[Charts and diagrams as code]

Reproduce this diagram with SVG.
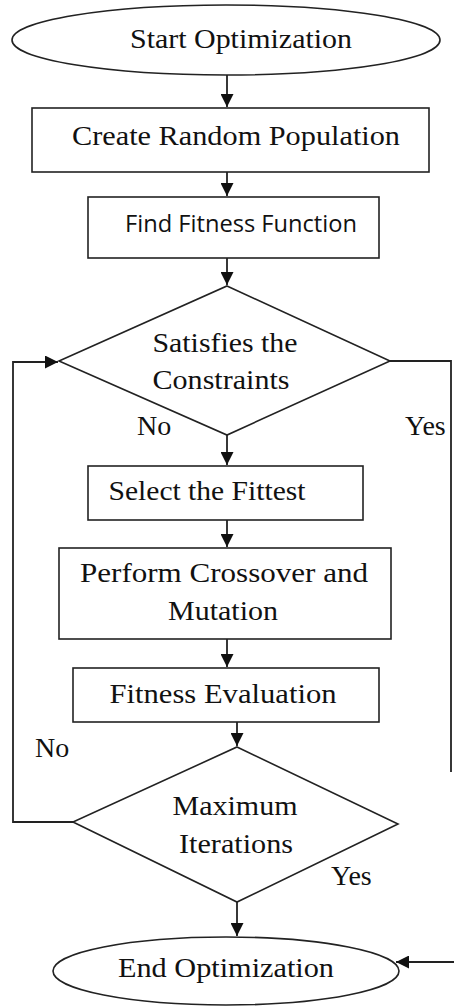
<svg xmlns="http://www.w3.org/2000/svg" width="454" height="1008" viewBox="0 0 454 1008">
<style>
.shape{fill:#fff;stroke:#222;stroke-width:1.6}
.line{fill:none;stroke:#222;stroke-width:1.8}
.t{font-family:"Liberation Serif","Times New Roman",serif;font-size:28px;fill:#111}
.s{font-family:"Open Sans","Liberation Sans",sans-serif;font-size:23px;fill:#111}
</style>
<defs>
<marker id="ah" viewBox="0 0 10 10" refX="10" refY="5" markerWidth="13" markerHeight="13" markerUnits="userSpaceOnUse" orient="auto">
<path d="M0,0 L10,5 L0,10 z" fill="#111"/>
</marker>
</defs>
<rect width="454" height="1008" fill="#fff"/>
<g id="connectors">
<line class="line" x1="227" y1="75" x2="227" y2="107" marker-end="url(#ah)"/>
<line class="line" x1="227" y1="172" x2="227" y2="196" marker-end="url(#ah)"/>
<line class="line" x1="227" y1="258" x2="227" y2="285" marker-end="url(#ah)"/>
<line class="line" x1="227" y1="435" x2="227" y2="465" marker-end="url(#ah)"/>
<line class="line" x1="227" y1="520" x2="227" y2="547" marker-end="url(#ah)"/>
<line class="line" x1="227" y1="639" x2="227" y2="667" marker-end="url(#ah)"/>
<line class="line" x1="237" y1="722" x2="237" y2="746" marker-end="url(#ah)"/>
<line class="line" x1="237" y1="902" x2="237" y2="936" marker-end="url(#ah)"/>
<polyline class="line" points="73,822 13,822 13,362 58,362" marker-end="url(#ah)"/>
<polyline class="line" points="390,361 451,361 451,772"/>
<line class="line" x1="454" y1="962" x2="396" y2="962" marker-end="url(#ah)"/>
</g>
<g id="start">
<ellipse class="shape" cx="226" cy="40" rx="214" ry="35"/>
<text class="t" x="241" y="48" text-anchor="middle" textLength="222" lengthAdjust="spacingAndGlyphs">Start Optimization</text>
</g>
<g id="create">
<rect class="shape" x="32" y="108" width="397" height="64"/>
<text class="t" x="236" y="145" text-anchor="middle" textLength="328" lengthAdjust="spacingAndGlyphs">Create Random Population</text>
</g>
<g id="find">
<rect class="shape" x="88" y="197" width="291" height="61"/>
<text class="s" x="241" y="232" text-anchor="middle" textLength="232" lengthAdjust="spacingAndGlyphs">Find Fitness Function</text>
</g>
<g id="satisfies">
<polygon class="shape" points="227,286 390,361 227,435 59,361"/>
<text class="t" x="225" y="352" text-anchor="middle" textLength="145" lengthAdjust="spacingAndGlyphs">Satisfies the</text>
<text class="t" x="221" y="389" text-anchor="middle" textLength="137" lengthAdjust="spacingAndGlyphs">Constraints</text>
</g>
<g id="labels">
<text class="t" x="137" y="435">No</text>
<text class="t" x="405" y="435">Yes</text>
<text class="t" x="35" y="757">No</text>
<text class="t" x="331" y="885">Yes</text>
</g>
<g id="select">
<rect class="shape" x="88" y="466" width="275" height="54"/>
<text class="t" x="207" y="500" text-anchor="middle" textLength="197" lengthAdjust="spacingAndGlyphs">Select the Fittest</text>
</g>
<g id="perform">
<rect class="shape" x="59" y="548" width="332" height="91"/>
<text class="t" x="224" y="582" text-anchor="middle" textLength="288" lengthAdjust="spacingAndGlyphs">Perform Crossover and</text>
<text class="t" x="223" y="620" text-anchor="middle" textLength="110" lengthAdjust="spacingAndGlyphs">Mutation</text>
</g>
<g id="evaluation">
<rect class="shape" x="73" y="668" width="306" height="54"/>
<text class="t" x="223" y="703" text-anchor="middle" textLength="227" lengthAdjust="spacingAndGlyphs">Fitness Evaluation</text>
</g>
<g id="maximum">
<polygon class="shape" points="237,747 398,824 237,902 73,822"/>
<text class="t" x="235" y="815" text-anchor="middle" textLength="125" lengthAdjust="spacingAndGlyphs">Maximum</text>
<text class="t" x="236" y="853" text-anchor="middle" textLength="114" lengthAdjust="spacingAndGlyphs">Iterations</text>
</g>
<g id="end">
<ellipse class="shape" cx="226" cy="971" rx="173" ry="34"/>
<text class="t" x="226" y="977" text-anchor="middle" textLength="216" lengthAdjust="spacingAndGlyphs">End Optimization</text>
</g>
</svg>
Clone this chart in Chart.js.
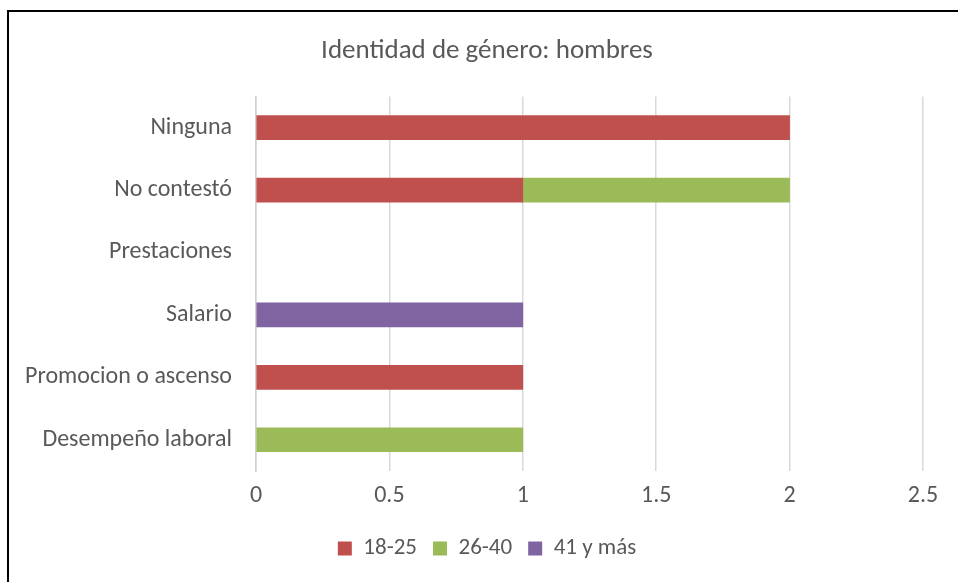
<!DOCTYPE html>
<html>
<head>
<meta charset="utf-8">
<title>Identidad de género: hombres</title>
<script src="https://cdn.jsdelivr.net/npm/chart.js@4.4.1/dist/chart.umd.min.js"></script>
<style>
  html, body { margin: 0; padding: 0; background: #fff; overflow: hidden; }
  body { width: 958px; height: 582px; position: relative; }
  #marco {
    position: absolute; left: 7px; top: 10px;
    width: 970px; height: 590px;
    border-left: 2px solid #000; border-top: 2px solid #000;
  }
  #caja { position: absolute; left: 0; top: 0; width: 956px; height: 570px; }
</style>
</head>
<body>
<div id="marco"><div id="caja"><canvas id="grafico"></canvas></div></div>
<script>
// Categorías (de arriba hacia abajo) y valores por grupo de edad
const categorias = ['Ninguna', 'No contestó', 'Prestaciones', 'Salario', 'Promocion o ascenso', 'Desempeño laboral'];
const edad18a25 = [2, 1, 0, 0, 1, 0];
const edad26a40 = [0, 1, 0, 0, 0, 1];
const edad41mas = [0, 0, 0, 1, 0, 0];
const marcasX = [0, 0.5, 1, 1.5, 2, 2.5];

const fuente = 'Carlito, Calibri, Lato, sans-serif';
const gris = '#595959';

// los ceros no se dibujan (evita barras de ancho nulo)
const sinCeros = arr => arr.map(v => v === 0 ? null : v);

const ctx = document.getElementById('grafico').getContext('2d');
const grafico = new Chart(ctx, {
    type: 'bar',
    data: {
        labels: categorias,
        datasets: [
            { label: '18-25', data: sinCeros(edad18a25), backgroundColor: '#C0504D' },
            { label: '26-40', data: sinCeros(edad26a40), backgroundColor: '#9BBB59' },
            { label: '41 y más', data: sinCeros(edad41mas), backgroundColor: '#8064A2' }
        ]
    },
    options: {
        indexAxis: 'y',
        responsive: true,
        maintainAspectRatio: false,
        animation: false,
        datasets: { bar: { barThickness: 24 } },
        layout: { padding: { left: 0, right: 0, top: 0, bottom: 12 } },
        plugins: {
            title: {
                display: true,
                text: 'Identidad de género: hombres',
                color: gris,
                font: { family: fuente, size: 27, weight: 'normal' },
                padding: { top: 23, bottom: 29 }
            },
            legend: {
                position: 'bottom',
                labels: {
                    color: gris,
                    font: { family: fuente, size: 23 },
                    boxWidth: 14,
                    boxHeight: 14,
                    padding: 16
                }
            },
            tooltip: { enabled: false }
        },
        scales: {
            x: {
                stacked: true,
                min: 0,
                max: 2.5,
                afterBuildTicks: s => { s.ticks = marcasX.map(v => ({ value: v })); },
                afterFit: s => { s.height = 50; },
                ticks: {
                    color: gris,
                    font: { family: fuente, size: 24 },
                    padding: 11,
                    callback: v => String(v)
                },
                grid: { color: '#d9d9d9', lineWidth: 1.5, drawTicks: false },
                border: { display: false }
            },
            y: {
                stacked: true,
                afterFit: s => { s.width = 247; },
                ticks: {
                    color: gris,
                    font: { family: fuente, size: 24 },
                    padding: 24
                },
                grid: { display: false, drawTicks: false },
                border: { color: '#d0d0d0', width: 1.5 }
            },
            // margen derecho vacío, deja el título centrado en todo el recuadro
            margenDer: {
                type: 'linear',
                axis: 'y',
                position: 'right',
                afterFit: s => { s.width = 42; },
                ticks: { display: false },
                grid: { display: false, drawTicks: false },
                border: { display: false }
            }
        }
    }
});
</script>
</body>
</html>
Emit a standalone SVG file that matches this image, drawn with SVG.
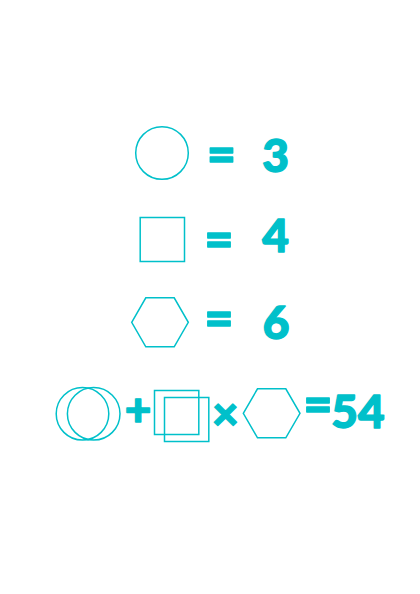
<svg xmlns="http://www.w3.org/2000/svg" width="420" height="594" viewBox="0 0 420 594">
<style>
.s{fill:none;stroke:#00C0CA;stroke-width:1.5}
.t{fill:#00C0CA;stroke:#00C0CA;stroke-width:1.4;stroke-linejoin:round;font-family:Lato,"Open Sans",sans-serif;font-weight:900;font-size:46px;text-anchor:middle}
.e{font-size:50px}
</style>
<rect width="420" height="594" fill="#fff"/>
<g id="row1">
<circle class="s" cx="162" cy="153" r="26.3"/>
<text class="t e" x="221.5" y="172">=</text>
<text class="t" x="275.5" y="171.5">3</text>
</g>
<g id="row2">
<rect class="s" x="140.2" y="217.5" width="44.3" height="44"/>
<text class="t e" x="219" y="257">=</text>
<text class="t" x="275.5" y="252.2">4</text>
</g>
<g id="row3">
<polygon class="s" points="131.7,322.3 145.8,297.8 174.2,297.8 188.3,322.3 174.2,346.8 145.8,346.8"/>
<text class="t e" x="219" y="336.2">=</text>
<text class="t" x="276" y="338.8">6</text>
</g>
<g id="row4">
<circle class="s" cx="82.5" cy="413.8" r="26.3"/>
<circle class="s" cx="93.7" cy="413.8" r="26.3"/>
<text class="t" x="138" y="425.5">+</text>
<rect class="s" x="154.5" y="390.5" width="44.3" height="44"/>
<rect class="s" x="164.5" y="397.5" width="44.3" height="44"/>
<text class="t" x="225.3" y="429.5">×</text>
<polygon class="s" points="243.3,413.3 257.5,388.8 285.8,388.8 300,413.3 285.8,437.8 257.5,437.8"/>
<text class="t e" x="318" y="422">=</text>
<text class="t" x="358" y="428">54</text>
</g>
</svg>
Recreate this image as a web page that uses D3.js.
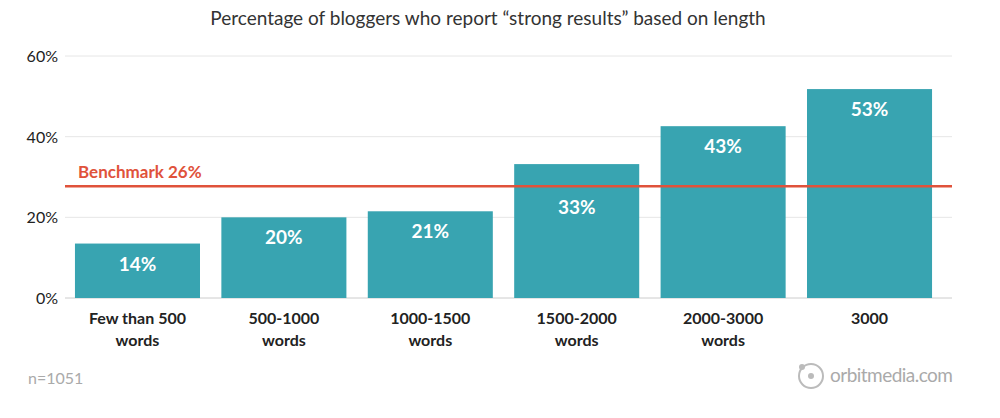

### DIRECTIONS FOR THIS TASK:
Reproduce only the lines running from the one that has "Clone this chart in Chart.js." through the one that has "const gris = '#595959';", ends included. Any pictures in that stretch should not be copied.

### TASK RESULT:
Clone this chart in Chart.js.
<!DOCTYPE html>
<html>
<head>
<meta charset="utf-8">
<title>Identidad de género: hombres</title>
<script src="https://cdn.jsdelivr.net/npm/chart.js@4.4.1/dist/chart.umd.min.js"></script>
<style>
  html, body { margin: 0; padding: 0; background: #fff; overflow: hidden; }
  body { width: 958px; height: 582px; position: relative; }
  #marco {
    position: absolute; left: 7px; top: 10px;
    width: 970px; height: 590px;
    border-left: 2px solid #000; border-top: 2px solid #000;
  }
  #caja { position: absolute; left: 0; top: 0; width: 956px; height: 570px; }
</style>
</head>
<body>
<div id="marco"><div id="caja"><canvas id="grafico"></canvas></div></div>
<script>
// Categorías (de arriba hacia abajo) y valores por grupo de edad
const categorias = ['Ninguna', 'No contestó', 'Prestaciones', 'Salario', 'Promocion o ascenso', 'Desempeño laboral'];
const edad18a25 = [2, 1, 0, 0, 1, 0];
const edad26a40 = [0, 1, 0, 0, 0, 1];
const edad41mas = [0, 0, 0, 1, 0, 0];
const marcasX = [0, 0.5, 1, 1.5, 2, 2.5];

const fuente = 'Carlito, Calibri, Lato, sans-serif';
const gris = '#595959';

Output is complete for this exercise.